Similarly, for Particle 2, its angular momentum about point P ($$\vec{L}_2$$) is $$\vec{L}_2 = \vec{r}_{P2} \times (m\vec{v}_2)$$.

Let the instantaneous position of Particle 2 be $$(x_2, -\frac{d}{2}, 0)$$.

The position vector from P to Particle 2 is: $$\vec{r}_{P2} = (x_2 - x_p)\hat{i} + (-\frac{d}{2} - y_p)\hat{j}$$.

The momentum vector of Particle 2 is: $$\vec{p}_2 = m\vec{v}_2 = (-mv)\hat{i}$$.

Applying the cross product formula (as in Step 3), with $$A_y = (-\frac{d}{2} - y_p)$$ and $$B_x = -mv$$:

$$\vec{L}_2 = -(-\frac{d}{2} - y_p) \times (-mv) \hat{k}$$

$$\vec{L}_2 = -(mv) \times (\frac{d}{2} + y_p) \hat{k}$$

$$\vec{L}_2 = -mv(\frac{d}{2} + y_p) \hat{k}$$

**step5 Calculating Total Angular Momentum**

The total angular momentum of the system about point P is the vector sum of the angular momenta of the individual particles: $$\vec{L}_{total} = \vec{L}_1 + \vec{L}_2$$.

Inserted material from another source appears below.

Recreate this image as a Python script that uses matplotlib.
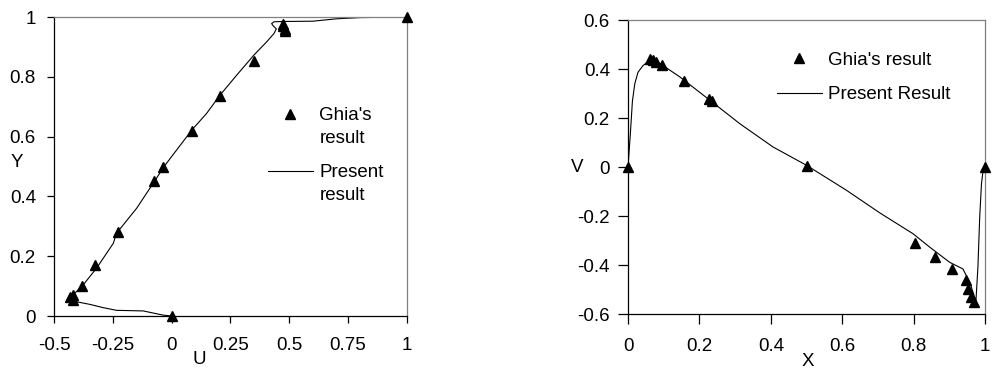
import matplotlib
matplotlib.use('Agg')
import matplotlib.pyplot as plt

plt.rcParams['font.family'] = ['Liberation Sans', 'DejaVu Sans']
plt.rcParams['axes.unicode_minus'] = False

# U velocity along vertical centreline (Ghia's points)
ghia_y = [0, 0.0547, 0.0625, 0.0703, 0.1016, 0.1719, 0.2813, 0.4531, 0.5,
          0.6172, 0.7344, 0.8516, 0.9531, 0.9609, 0.9688, 0.9766, 1]
ghia_u = [0, -0.42, -0.43, -0.42, -0.38, -0.326, -0.23, -0.075, -0.035,
          0.085, 0.205, 0.35, 0.48, 0.48, 0.475, 0.472, 1]

# present result, U profile
pres_u = [0, -0.036, -0.121, -0.177, -0.234, -0.291, -0.348, -0.406, -0.44,
          -0.426, -0.376, -0.319, -0.248, -0.234, -0.149, -0.074, -0.033,
          0.021, 0.086, 0.149, 0.206, 0.277, 0.35, 0.404, 0.435, 0.445,
          0.43, 0.425, 0.435, 0.47, 0.6, 0.7, 0.8, 1]
pres_y = [0, 0.003, 0.017, 0.018, 0.019, 0.028, 0.039, 0.048, 0.054,
          0.065, 0.104, 0.16, 0.243, 0.277, 0.36, 0.449, 0.499,
          0.555, 0.622, 0.678, 0.739, 0.806, 0.873, 0.917, 0.945, 0.96,
          0.972, 0.978, 0.984, 0.985, 0.986, 0.994, 0.998, 1]

# V velocity along horizontal centreline (Ghia's points)
ghia_x = [0, 0.0625, 0.0703, 0.0781, 0.0938, 0.1563, 0.2266, 0.2344, 0.5,
          0.8047, 0.8594, 0.9063, 0.9453, 0.9531, 0.9609, 0.9688, 1]
ghia_v = [0, 0.44, 0.435, 0.43, 0.418, 0.353, 0.276, 0.268, 0.005,
          -0.311, -0.366, -0.416, -0.463, -0.497, -0.532, -0.552, 0]

# present result, V profile
pres_x = [0, 0.0066, 0.0124, 0.019, 0.028, 0.042, 0.056, 0.065, 0.089,
          0.145, 0.229, 0.313, 0.406, 0.5, 0.612, 0.705, 0.798, 0.845,
          0.901, 0.938, 0.957, 0.971, 0.974, 0.98, 0.985, 0.99, 0.995, 1]
pres_v = [0, 0.137, 0.27, 0.34, 0.387, 0.414, 0.43, 0.437, 0.423,
          0.368, 0.273, 0.177, 0.082, 0.007, -0.095, -0.187, -0.272, -0.327,
          -0.389, -0.416, -0.47, -0.532, -0.558, -0.409, -0.204, -0.068, -0.007, 0]

u_ticks = [-0.5, -0.25, 0, 0.25, 0.5, 0.75, 1]
u_labels = ['-0.5', '-0.25', '0', '0.25', '0.5', '0.75', '1']
y_ticks = [0, 0.2, 0.4, 0.6, 0.8, 1]
y_labels = ['0', '0.2', '0.4', '0.6', '0.8', '1']
x_ticks = [0, 0.2, 0.4, 0.6, 0.8, 1]
x_labels = ['0', '0.2', '0.4', '0.6', '0.8', '1']
v_ticks = [-0.6, -0.4, -0.2, 0, 0.2, 0.4, 0.6]
v_labels = ['-0.6', '-0.4', '-0.2', '0', '0.2', '0.4', '0.6']

fs = 13.5
fig = plt.figure(figsize=(9.94, 3.69), dpi=100)
ax1 = fig.add_axes([0.0543, 0.1436, 0.3551, 0.8103])
ax2 = fig.add_axes([0.6318, 0.149, 0.3592, 0.7967])


def style(ax, tlen, ypad):
    for s in ['top', 'right']:
        ax.spines[s].set_color('#808080')
    for s in ['left', 'bottom']:
        ax.spines[s].set_color('black')
    for s in ax.spines.values():
        s.set_linewidth(0.9)
    ax.tick_params(axis='both', direction='out', length=tlen, width=0.9,
                   labelsize=fs, top=False, right=False)
    ax.tick_params(axis='x', pad=10)
    ax.tick_params(axis='y', pad=ypad)


def top_align(leg):
    # put the handle next to the first line of a two-line label
    for col in leg._legend_handle_box.get_children():
        for item in col.get_children():
            item.align = 'top'


# left chart
ax1.plot(ghia_u, ghia_y, marker='^', color='black', linestyle='', markersize=7.5,
         label="Ghia's\nresult", clip_on=False, zorder=3)
ax1.plot(pres_u, pres_y, color='black', linewidth=0.8, label='Present\nresult')
ax1.set_xlim(-0.5, 1)
ax1.set_ylim(0, 1)
ax1.set_xticks(u_ticks)
ax1.set_xticklabels(u_labels)
ax1.set_yticks(y_ticks)
ax1.set_yticklabels(y_labels)
style(ax1, 5, 8)
ax1.text(0.411, -0.144, 'U', transform=ax1.transAxes, ha='center', va='center', fontsize=fs)
ax1.text(-0.105, 0.512, 'Y', transform=ax1.transAxes, ha='center', va='center', fontsize=fs)
leg1 = ax1.legend(loc='upper left', bbox_to_anchor=(0.606, 0.699), frameon=False, fontsize=fs,
                  borderpad=0, borderaxespad=0, handlelength=2.4, handletextpad=0.35,
                  handleheight=1.0, labelspacing=0.92)
for t in leg1.get_texts():
    t.set_linespacing(1.44)
top_align(leg1)

# right chart
ax2.plot(ghia_x, ghia_v, marker='^', color='black', linestyle='', markersize=7.5,
         label="Ghia's result", clip_on=False, zorder=3)
ax2.plot(pres_x, pres_v, color='black', linewidth=0.8, label='Present Result')
ax2.set_xlim(0, 1)
ax2.set_ylim(-0.6, 0.6)
ax2.set_xticks(x_ticks)
ax2.set_xticklabels(x_labels)
ax2.set_yticks(v_ticks)
ax2.set_yticklabels(v_labels)
style(ax2, 7, 6)
ax2.text(0.504, -0.163, 'X', transform=ax2.transAxes, ha='center', va='center', fontsize=fs)
ax2.text(-0.143, 0.5, 'V', transform=ax2.transAxes, ha='center', va='center', fontsize=fs)
ax2.legend(loc='upper left', bbox_to_anchor=(0.417, 0.892), frameon=False, fontsize=fs,
           borderpad=0, borderaxespad=0, handlelength=2.4, handletextpad=0.35,
           labelspacing=0.92)

fig.savefig('out.png', dpi=100)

Substitute the expressions for $$\vec{L}_1$$ and $$\vec{L}_2$$ from the previous steps:

$$\vec{L}_{total} = [mv(y_p - \frac{d}{2})] \hat{k} + [-mv(\frac{d}{2} + y_p)] \hat{k}$$

Factor out $$mv$$ and the unit vector $$\hat{k}$$:

$$\vec{L}_{total} = mv \left[ (y_p - \frac{d}{2}) - (\frac{d}{2} + y_p) \right] \hat{k}$$

Simplify the expression inside the brackets:

$$\vec{L}_{total} = mv \left[ y_p - \frac{d}{2} - \frac{d}{2} - y_p \right] \hat{k}$$

Notice that the $$y_p$$ terms cancel out ($$y_p - y_p = 0$$), and the constants combine:

$$\vec{L}_{total} = mv \left[ -\frac{d}{2} - \frac{d}{2} \right] \hat{k}$$

$$\vec{L}_{total} = mv [-d] \hat{k}$$

$$\vec{L}_{total} = -mvd \hat{k}$$

This final expression for the total angular momentum, $$-mvd \hat{k}$$, does not contain $$x_p$$ or $$y_p$$, the coordinates of the arbitrary point P. This demonstrates that the angular momentum vector of the two-particle system is indeed the same regardless of the point about which it is taken.